You may have arrived here via a direct link to a specific post. To see the most recent posts, click HERE.

Wednesday, November 26, 2008

EDITORIAL: Stop using tasers until we know more

November 26, 2008
Airdrie Echo, Airdrie, Alberta
Covy Moore, Covy's Concerns

Tasers are a hot button issue right now, with a number of very unexpected deaths connected to use of the non-lethal device in the past year, and with the utmost of respect to every law enforcement official in our country, I present to you my concerns.

I pitched the idea to write a news story on what is happening with these devices, but quickly found out that its not going to be easy to get any member of the RCMP to talk about the device, especially when that device is believed to be non-lethal.

I talked about the subject with some people in my office, and at home about the subject, and the general consensus was that if they won’t talk to the media about them, why are they allowed to use them?

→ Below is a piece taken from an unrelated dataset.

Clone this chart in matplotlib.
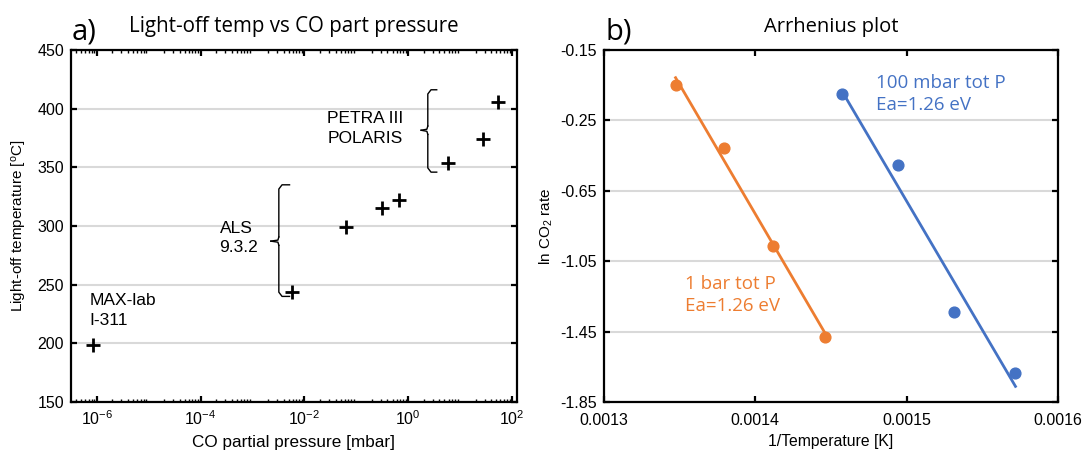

In October of last year, Canada experienced a very tragic event that has brought the safety of these conducted energy weapons along with a whole host of other issues to the surface, when 40-year-old Robert Dziekanski was tasered at the Vancouver International Airport. Dziekanski died shortly after the incident.

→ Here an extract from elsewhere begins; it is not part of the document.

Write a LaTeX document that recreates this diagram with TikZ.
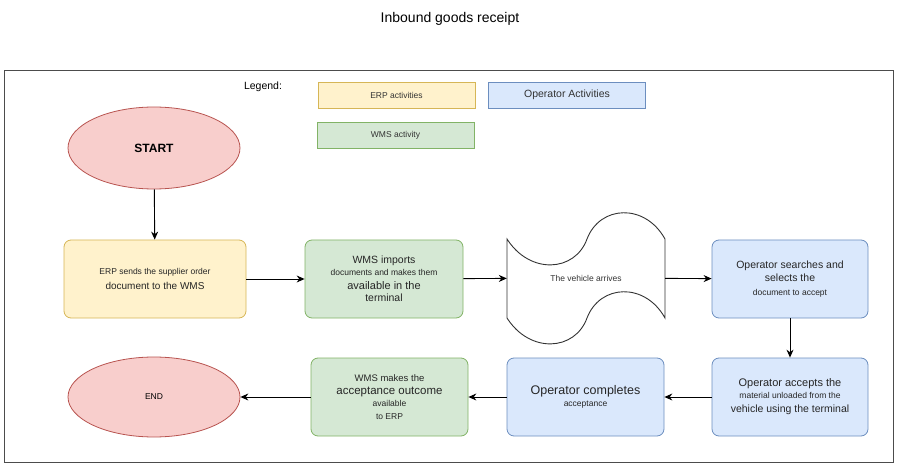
\documentclass[tikz,border=0pt]{standalone}
\usepackage{fontspec}
\setmainfont{Liberation Sans}
\usetikzlibrary{shapes.geometric,arrows.meta}
\definecolor{yf}{HTML}{FFF2CC}\definecolor{ys}{HTML}{D6B656}
\definecolor{gf}{HTML}{D5E8D4}\definecolor{gs}{HTML}{82B366}
\definecolor{bf}{HTML}{DAE8FC}\definecolor{bs}{HTML}{6C8EBF}
\definecolor{rf}{HTML}{F8CECC}\definecolor{rs}{HTML}{B85450}
\begin{document}
\begin{tikzpicture}[x=1pt,y=-1pt,
  box/.style={draw=#1s,fill=#1f,rounded corners=7pt,line width=0.8pt,minimum width=156pt,minimum height=78pt,align=center,text=black!85,inner sep=2pt},
  leg/.style={draw=#1s,fill=#1f,line width=0.7pt,minimum width=157pt,minimum height=26pt,text=black!80},
  ell/.style={ellipse,draw=rs,fill=rf,line width=0.8pt,minimum width=172pt,minimum height=82pt},
  arr/.style={-{Stealth[length=8pt,width=7pt]},line width=0.9pt},
  s/.style={font=\fontsize{8.5}{10}\selectfont},
  b/.style={font=\fontsize{11}{13}\selectfont}]
\useasboundingbox (0,0) rectangle (900,465);
\node[font=\fontsize{14}{16}\selectfont] (title) at (450,19) {Inbound goods receipt};
\node[draw=black!70,line width=0.8pt,minimum width=889pt,minimum height=392pt] (frame) at (448.5,266) {};
\node[font=\fontsize{10.5}{12}\selectfont] (legt) at (263,87) {Legend:};
\node[leg=y,font=\fontsize{8.5}{10}\selectfont] (l1) at (396.5,95) {ERP activities};
\node[leg=b,font=\fontsize{10.5}{12}\selectfont] (l2) at (567,95) {Operator Activities};
\node[leg=g,font=\fontsize{8.5}{10}\selectfont] (l3) at (395.5,135) {WMS activity};
\node[ell,font=\bfseries\fontsize{12}{14}\selectfont] (start) at (154,148) {START};
\node[box=y,minimum width=182pt] (erp) at (155,279) {{\fontsize{8.5}{10}\selectfont ERP sends the supplier order}\\[3pt]{\fontsize{10}{12}\selectfont document to the WMS}};
\node[box=g,minimum width=158pt] (wms) at (384,279) {{\fontsize{10.5}{12}\selectfont WMS imports}\\{\fontsize{8.5}{10}\selectfont documents and makes them}\\[2pt]{\fontsize{11}{13}\selectfont available in the}\\{\fontsize{10.5}{12}\selectfont terminal}};
\draw[line width=0.9pt,black!80] (507,239) .. controls (530,275) and (575,272) .. (587,239) .. controls (600,205) and (645,203) .. (665,239)
  -- (665,318) .. controls (645,282) and (600,284) .. (587,318) .. controls (575,351) and (530,354) .. (507,318) -- cycle;
\node[s,text=black!80,minimum width=158pt,minimum height=79pt] (tape) at (586,278) {The vehicle arrives};
\node[box=b] (srch) at (790,279) {{\fontsize{10.5}{12}\selectfont Operator searches and}\\[1pt]{\fontsize{10.5}{12}\selectfont selects the}\\[2pt]{\fontsize{8.5}{10}\selectfont document to accept}};
\node[box=b] (acc) at (790,397) {{\fontsize{11}{13}\selectfont Operator accepts the}\\{\fontsize{8.5}{10}\selectfont material unloaded from the}\\[2pt]{\fontsize{10.5}{12}\selectfont vehicle using the terminal}};
\node[box=b,minimum width=157pt] (comp) at (585.5,397) {{\fontsize{12.5}{15}\selectfont Operator completes}\\{\fontsize{8.5}{10}\selectfont acceptance}};
\node[box=g,minimum width=157pt] (wout) at (389.5,397) {{\fontsize{9.5}{11}\selectfont WMS makes the}\\[1pt]{\fontsize{11.5}{14}\selectfont acceptance outcome}\\{\fontsize{8.5}{10}\selectfont available}\\[1pt]{\fontsize{8.5}{10}\selectfont to ERP}};
\node[ell,minimum height=80pt,font=\fontsize{8.5}{10}\selectfont] (end) at (154,397) {END};
\draw[arr] (start) -- (erp);
\draw[arr] (erp) -- (wms);
\draw[arr] (wms) -- (tape);
\draw[arr] (tape) -- (srch);
\draw[arr] (srch) -- (acc);
\draw[arr] (acc) -- (comp);
\draw[arr] (comp) -- (wout);
\draw[arr] (wout) -- (end);
\end{tikzpicture}
\end{document}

This brought to light the safety issues with these devices, but the attention they have been getting has only gotten worse with a number of other deaths that have occurred since the Dziekanski incident.

Our police officers have one duty, and that is to ensure that the law is being abided by. Police officers are also just like you and I, and their personal safety is always paramount, which is a primary reason why the taser is not being talked about.

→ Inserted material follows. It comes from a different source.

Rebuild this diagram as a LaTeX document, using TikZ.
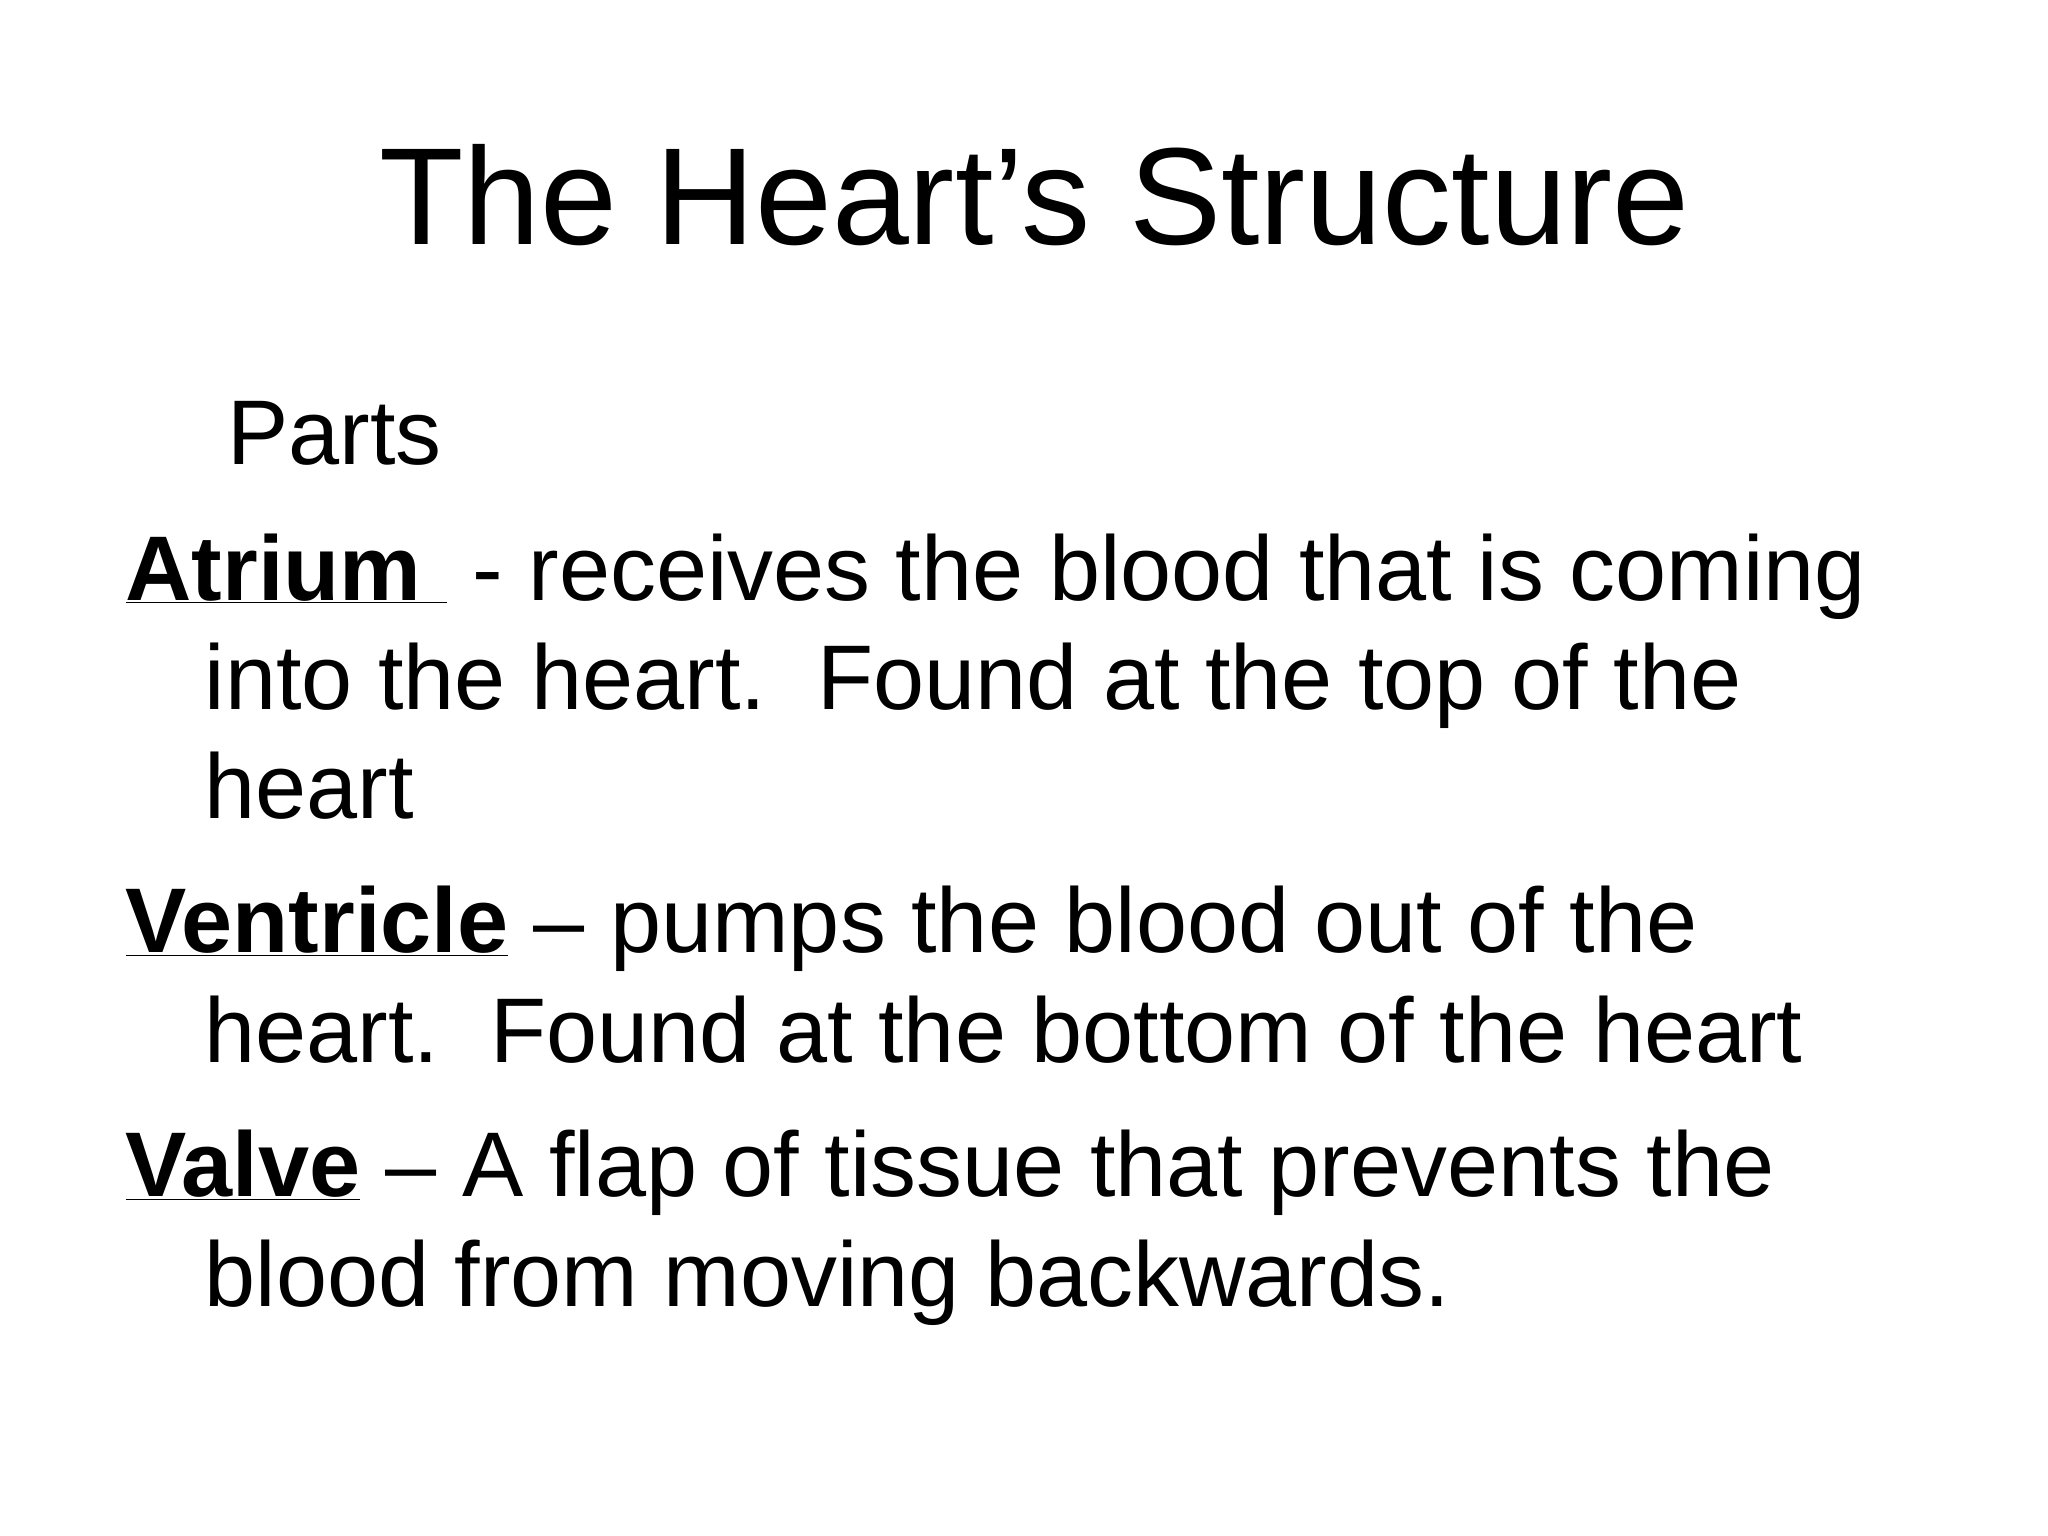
\documentclass[tikz,border=0pt]{standalone}
\usepackage{fontspec}
\setmainfont{Liberation Sans}
\begin{document}
\begin{tikzpicture}[x=0.05cm,y=-0.05cm,
  title/.style={anchor=base,inner sep=0pt,font=\fontsize{149}{170}\selectfont},
  body/.style={anchor=base west,inner sep=0pt,font=\fontsize{99}{118}\selectfont}]
\useasboundingbox[fill=white] (0,0) rectangle (1552,1164);
\node[title] (t) at (784,185) {The Heart’s Structure};
\node[body] (p) at (172,352) {Parts};
\node[body] (a1) at (95,455) {\underline{\textbf{Atrium}\ }\ - receives the blood that is coming};
\node[body] (a2) at (155,538) {into the heart.\ \ Found at the top of the};
\node[body] (a3) at (155,620) {heart};
\node[body] (v1) at (95,722) {\underline{\textbf{Ventricle}} – pumps the blood out of the};
\node[body] (v2) at (155,805) {heart.\ \ Found at the bottom of the heart};
\node[body] (w1) at (95,907) {\underline{\textbf{Valve}} – A flap of tissue that prevents the};
\node[body] (w2) at (155,990) {blood from moving backwards.};
\end{tikzpicture}
\end{document}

The taser delivers an electric shock to the person that it makes contact with, forcing many of the muscles in that body to tense up and stop working for a period of time, enabling police officers to approach and disarm or detain anyone who is threatening the people around them. In theory this is a fantastic device that has most likely saved countless lives, and given police officers piece of mind when entering a life-threatening situation.

But what happens when this valuable tool starts taking lives? I think that an immediate ban on all conducted energy weapons should be suspended until a full medical and technical analysis can be conducted on the weapons.

Police have the right to protect themselves from threats, just as much as you and I do, but in the end, it is a crime to kill another human being, and if tasers continue to kill, whether it be a high tension stand off with a very dangerous criminal, or an immigrant who doesn’t speak our nations language, who are the criminals?

Obviously, Amnesty International has been all over the issue, with the same request in having a study done to determine the problems with this weapon, and have them dealt with, but what are the police to do in the mean time?

I know of paintball guns that can be fitted with mace balls, which if used correctly, should assist in disarming a suspect. I have also heard of guns that fire moderately weighted beanbags that often will have a criminal on the ground in agony. What about that sidearm that the police carry? I don’t condone shooting people with guns for any reason, but with the current lethality of tasers, I would prefer a mace ball, beanbag or bullet to one of my extremities, as my chance at survival is greater than a tasing.